Faracaster picked up a Korg Nuvibe and shot me a clip ... and I was floored! I immediately found an inexpensive used/mint one on Reverb and it is on its way... they come with an expression pedal and the new price is way up there. I’m not even sure if they still make them. There’s actually a video of Reverb Dude playing “Hey, Baby” on YouTube. I am very excited about the Nuvibe. Anyone familiar???...


----------



## Louis (Apr 26, 2008)

bluehugh2 said:


> Faracaster picked up a Korg Nuvibe and shot me a clip ... and I was floored! I immediately found an inexpensive used/mint one on Reverb and it is on its way... they come with an expression pedal and the new price is way up there. I’m not even sure if they still make them.

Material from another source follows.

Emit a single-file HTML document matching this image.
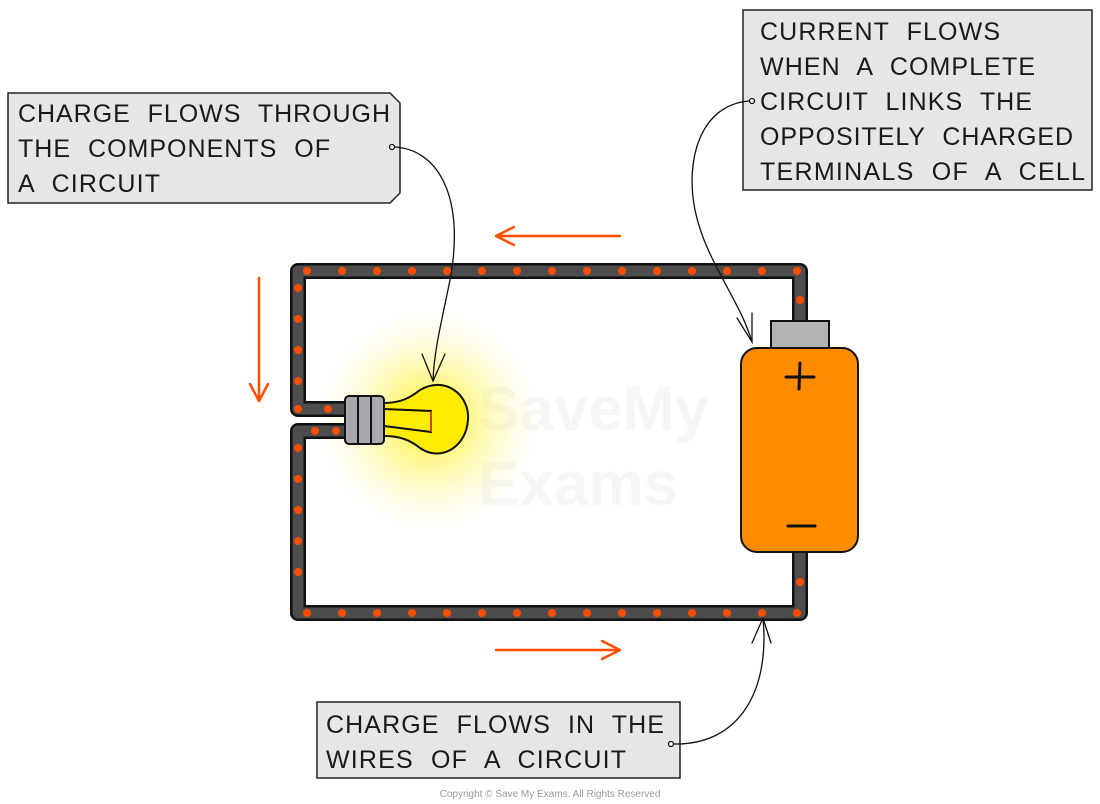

There’s actually a video of Reverb Dude playing “Hey, Baby” on YouTube. I am very excited about the Nuvibe. Anyone familiar???...

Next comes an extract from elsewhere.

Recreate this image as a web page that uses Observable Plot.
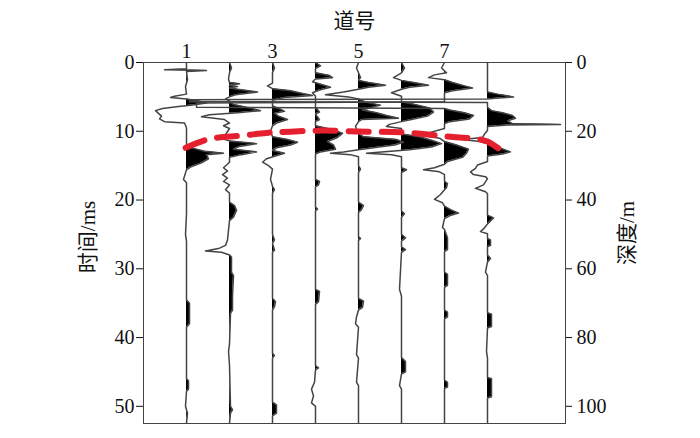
<!DOCTYPE html>
<html><head><meta charset="utf-8">
<script src="https://cdn.jsdelivr.net/npm/d3@7"></script>
<script src="https://cdn.jsdelivr.net/npm/@observablehq/plot@0.6"></script>
<style>body{margin:0;background:#fff}</style>
</head><body><div id="chart"></div>
<script>
// ---- data ----
const traceNumbers = [1, 2, 3, 4, 5, 6, 7, 8];
const topTicks = [1, 3, 5, 7];
const timeTicks = [0, 10, 20, 30, 40, 50];      // ms
const depthTicks = [0, 20, 40, 60, 80, 100];    // m  (depth = 2 x time)
const timeMax = 52.5;
const gain = 43; // amplitude units per trace spacing

// [time ms, amplitude]
const trace1 = [[0,0],[0.9,0],[1.05,-22],[1.15,20],[1.3,0],[2.5,1],[3.5,-1],[4.6,0],[4.9,-12],[5.1,-16],[5.3,0],[5.6,12],[5.9,20],[6.2,4],[6.4,-8],[6.7,-24],[7.0,-31],[7.4,-28],[7.8,-25],[8.2,-27],[8.6,-22],[8.8,-2],[9.5,0],[12.2,0],[12.6,10],[12.9,18],[13.2,37],[13.4,20],[14.0,22],[14.6,15],[15.2,4],[15.6,0],[17,-3],[17.5,0],[22,0],[25,-1],[26,0],[34.5,0],[35,3],[38,3],[38.5,0],[46,0],[46.3,2],[47.5,2],[47.8,0],[50,-1],[51,1],[52.5,0]];
const trace2 = [[0,0],[0.8,2],[1.5,0],[2.4,-1],[2.9,0],[3.1,10],[3.3,0],[3.5,8],[3.7,0],[3.9,8],[4.3,28],[4.7,6],[5.0,0],[5.3,-4],[5.6,0],[6.1,4],[6.6,20],[7.0,31],[7.3,8],[7.6,-20],[7.9,-28],[8.3,-5],[8.8,0],[9.2,-6],[9.6,0],[10.5,-4],[11.0,-10],[11.4,0],[11.8,27],[12.2,10],[12.6,4],[13.0,27],[13.4,12],[13.8,0],[14.5,0],[15.3,-6],[15.8,-2],[16.3,-7],[16.8,-2],[17.3,-6],[17.8,0],[18.5,-4],[19,0],[20.3,0],[20.8,5],[21.5,7],[22.5,4],[23,0],[25.8,-2],[26.6,-4],[27.0,-10],[27.4,-24],[27.6,-8],[28.0,0],[28.3,2],[30.5,2],[31,4],[34,3],[36,3],[36.5,1],[41,0],[42,-1],[44,0],[50,1],[50.5,3],[51,1],[52.5,0]];
const trace3 = [[0,0],[0.8,2],[1.5,0],[3.0,0],[3.4,-5],[3.8,0],[4.1,18],[4.5,30],[4.8,40],[5.1,12],[5.5,0],[6.3,0],[6.8,8],[7.1,12],[7.4,2],[7.8,6],[8.3,15],[8.8,4],[9.2,0],[10,-2],[10.8,0],[11.2,15],[11.6,25],[12.0,18],[12.4,4],[12.8,0],[13.2,12],[13.6,3],[14.0,-6],[14.5,-10],[15.0,-4],[15.5,0],[17,-2],[18,0],[18.5,2],[19,0],[25,0],[25.8,2],[26.3,0],[27.3,2],[27.6,0],[34.3,0],[34.8,3],[35.5,2],[36,0],[42.3,0],[42.6,2],[43,0],[49.4,0],[49.8,4],[51,4],[51.4,0],[52.5,0]];
const trace4 = [[0,0],[0.5,5],[0.9,0],[1.5,0],[1.9,14],[2.2,17],[2.4,0],[2.8,-3],[3.2,6],[3.6,15],[4.0,4],[4.4,-3],[4.9,0],[6.5,0],[7.2,4],[7.5,0],[8.3,4],[8.6,0],[9.2,0],[9.7,15],[10.3,27],[10.9,22],[11.5,12],[12.0,18],[12.6,20],[13.0,5],[13.3,0],[17,0],[17.3,4],[17.8,3],[18.1,0],[21,0],[21.3,2],[21.6,0],[33,0],[33.3,4],[34.8,3],[35.2,0],[44.1,0],[44.4,3],[44.7,0],[46.5,-1],[47.5,-4],[48.5,-2],[49.5,-4],[50,0],[52.5,0]];
const trace5 = [[0,0],[0.8,-2],[1.5,0],[2.2,2],[2.6,0],[2.9,10],[3.3,27],[3.6,10],[3.9,0],[4.3,-15],[4.7,-33],[5.0,-10],[5.3,0],[5.8,8],[6.2,22],[6.6,12],[6.9,4],[7.3,18],[7.7,28],[8.1,40],[8.3,3],[8.6,0],[9.3,-3],[10.3,0],[10.8,5],[11.2,38],[11.6,45],[12.0,36],[12.4,15],[12.7,0],[13.0,-15],[13.2,-28],[13.4,-8],[13.7,0],[15,0],[15.5,2],[16,0],[20.3,0],[20.8,5],[21.4,3],[21.8,0],[25.3,0],[25.6,2],[25.9,0],[34.3,0],[34.7,5],[35.6,4],[36,0],[37,-2],[38,-3],[38.5,0],[42.5,-2],[43,0],[46.5,-2],[47,0],[52.5,0]];
const trace6 = [[0,0],[0.8,3],[1.5,0],[2.2,-8],[2.6,0],[2.9,12],[3.3,27],[3.6,8],[3.9,0],[4.4,-10],[4.9,0],[5.7,0],[6.0,10],[6.6,28],[7.2,32],[7.8,26],[8.3,10],[8.6,0],[9.0,-12],[9.3,-15],[9.6,0],[10.4,0],[10.8,18],[11.3,30],[11.8,40],[12.3,30],[12.7,8],[13.0,-20],[13.2,-35],[13.4,-10],[13.7,0],[15.3,0],[15.6,5],[16,0],[21.6,0],[22,3],[22.5,0],[25,0],[25.5,4],[26,0],[26.8,0],[27.2,4],[27.6,0],[33,-2],[34,0],[42.9,0],[43.5,4],[45,4],[45.3,0],[47,-2],[47.5,0],[52.5,0]];
const trace7 = [[0,0],[0.8,-3],[1.5,2],[1.8,-10],[2.2,-16],[2.5,0],[2.9,8],[3.4,20],[3.7,28],[4.1,8],[4.4,0],[5.7,0],[5.9,-248],[6.5,-248],[6.7,0],[6.9,5],[7.3,20],[7.7,29],[8.2,25],[8.6,5],[8.9,0],[9.6,0],[10.2,-15],[10.6,-21],[11.0,-5],[11.5,0],[12.0,12],[12.6,24],[13.2,22],[13.8,18],[14.4,3],[14.8,0],[15.3,-10],[15.6,-21],[15.9,-5],[16.3,0],[17.3,0],[17.6,3],[18.2,2],[18.5,0],[19.2,-4],[19.9,-10],[20.4,-2],[20.9,0],[21.4,6],[21.9,14],[22.3,5],[22.7,0],[24,-2],[24.3,0],[25.5,3],[27.2,3],[27.5,0],[30.5,0],[30.8,3],[32.4,3],[32.7,0],[36,0],[36.3,3],[37,3],[37.3,0],[46.2,0],[46.5,3],[47.2,3],[47.4,0],[52.5,0]];
const trace8 = [[0,0],[4.3,0],[4.6,10],[5.0,26],[5.2,8],[5.3,0],[5.4,-298],[5.7,-298],[5.8,0],[6.5,0],[7.0,4],[7.3,15],[7.7,25],[8.1,28],[8.5,20],[8.9,25],[9.0,73],[9.1,20],[9.3,0],[9.9,0],[10.4,-3],[10.9,-5],[11.2,-25],[11.5,-8],[11.8,0],[12.3,10],[13.0,23],[13.3,15],[13.6,0],[14.4,0],[14.9,-10],[15.4,-12],[15.9,-17],[16.3,-14],[16.6,-2],[16.9,0],[17.8,-4],[18.3,-12],[18.8,-2],[19.1,0],[22.2,0],[22.6,6],[23.2,2],[23.5,0],[24.2,-4],[24.6,-7],[24.9,0],[25.6,0],[25.8,3],[26.6,3],[26.8,0],[28,0],[28.5,3],[29,0],[30.5,-2],[31,0],[36.4,0],[36.6,4],[38.4,4],[38.6,0],[42,-1],[43,0],[45.8,0],[46,4],[48.6,4],[48.8,0],[52.5,0]];

// picked horizon (red dashed): trace position and time
const horizonTrace = [0.98, 1.49, 1.95, 2.49, 2.91, 3.42, 4.19, 5.21, 6.14, 7.14, 7.84, 8.14, 8.30];
const horizonTime  = [12.4, 11.2, 10.8, 10.5, 10.2, 10.06, 9.9, 10.06, 10.2, 10.8, 11.2, 12.0, 12.7];

// ---- build ----
const traces = [trace1, trace2, trace3, trace4, trace5, trace6, trace7, trace8];
const lineData = [], fillData = [];
traces.forEach((tr, i) => {
  const k = traceNumbers[i];
  tr.forEach(([t, a], j) => {
    if (j > 0) {
      const [t0, a0] = tr[j - 1];
      if ((a0 > 0 && a < 0) || (a0 < 0 && a > 0)) {
        const tc = t0 + (t - t0) * (a0 / (a0 - a));
        fillData.push({trace: k, t: tc, xp: k});
      }
    }
    lineData.push({trace: k, t, x: k + a / gain});
    fillData.push({trace: k, t, xp: k + Math.max(a, 0) / gain});
  });
});
const horizon = horizonTrace.map((x, i) => ({x, t: horizonTime[i]}));

const serif = "'Liberation Serif','Times New Roman',serif";
const cjk = "'Liberation Serif','Noto Sans CJK SC',serif";

const chart = Plot.plot({
  width: 700, height: 438,
  marginTop: 62, marginBottom: 15, marginLeft: 143, marginRight: 135,
  style: {fontFamily: serif, fontSize: "20px", color: "#111", background: "#fff"},
  x: {domain: [0, 9.814]},
  y: {domain: [0, timeMax], reverse: true},
  marks: [
    Plot.areaX(fillData, {y: "t", x1: "trace", x2: "xp", z: "trace", fill: "#000", clip: true}),
    Plot.line(lineData, {x: "x", y: "t", z: "trace", stroke: "#444", strokeWidth: 1.5, clip: true}),
    Plot.line(horizon, {x: "x", y: "t", stroke: "#e5202e", strokeWidth: 6, strokeDasharray: "20,13", curve: "natural"}),
    Plot.frame({stroke: "#444", strokeWidth: 1}),
    Plot.axisX(topTicks, {anchor: "top", tickSize: 0, tickPadding: 5, label: null, fontSize: 20}),
    Plot.axisY(timeTicks, {anchor: "left", tickSize: 7, tickPadding: 2, label: null, fontSize: 20}),
    Plot.axisY(depthTicks.map(d => d / 2), {anchor: "right", tickSize: 6, tickPadding: 5, label: null, fontSize: 20, tickFormat: d => String(Math.round(d * 2))}),
    Plot.text(["道号"], {frameAnchor: "top", dy: -41, fontSize: 21, fontFamily: cjk, textAnchor: "middle", lineAnchor: "middle"}),
    Plot.text(["时间/ms"], {frameAnchor: "left", dx: -55, dy: -6, rotate: -90, fontSize: 21, fontFamily: cjk, textAnchor: "middle", lineAnchor: "middle"}),
    Plot.text(["深度/m"], {frameAnchor: "right", dx: 62, dy: -10, rotate: -90, fontSize: 21, fontFamily: cjk, textAnchor: "middle", lineAnchor: "middle"})
  ]
});
document.getElementById("chart").appendChild(chart);
</script>
</body></html>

All I know is that Fumio Mieda who created the original Univibe work on the design so
most be promising !!
Let us know how it sounds ,....................and a clip would be nice if you can .!


----------



## butterknucket (Feb 5, 2006)

I still like the Fulltone Mini Deja Vibe.


----------



## bluehugh2 (Mar 10, 2006)

There are a couple of great clips on YouTube


----------



## fretzel (Aug 8, 2014)

Sounds great. A bit pricey though.


----------



## bluehugh2 (Mar 10, 2006)

I love this clip... Nuvibe... sounds RIGHT!


----------



## Guest (Dec 1, 2018)

I have the original Fulltone Deja2 with the treadle. But from YT vids I would like to have a Foxrox Aquavibe though. I have yet to look at the Korg so I might change my mind....


----------



## mhammer (Nov 30, 2007)

I find the Fulltone vibe tone Mick gets around the 20:50 mark here what I seek in a Vibe. Not too big a sweep, and a nice gutteral swirl. I find that if the sweep is too wide in a Vibe, it starts to do what a phaser does: direct your attention to where the sweep is _at this moment_. _Proper_ use of a vibe is to modulate where the harmonic content is produced by nudging some parts of the signal closer to or away from the clipping point, and for that you need a modest sweep width. The NU-Vibe appears to let the user accomplish that via the sliders, although that strikes me as unnecessarily complicated.


----------



## TubeStack (Jul 16, 2009)

I just picked up a Nuvibe and am having blast with it. Sounds incredible and is super fun to play, very inspiring.


----------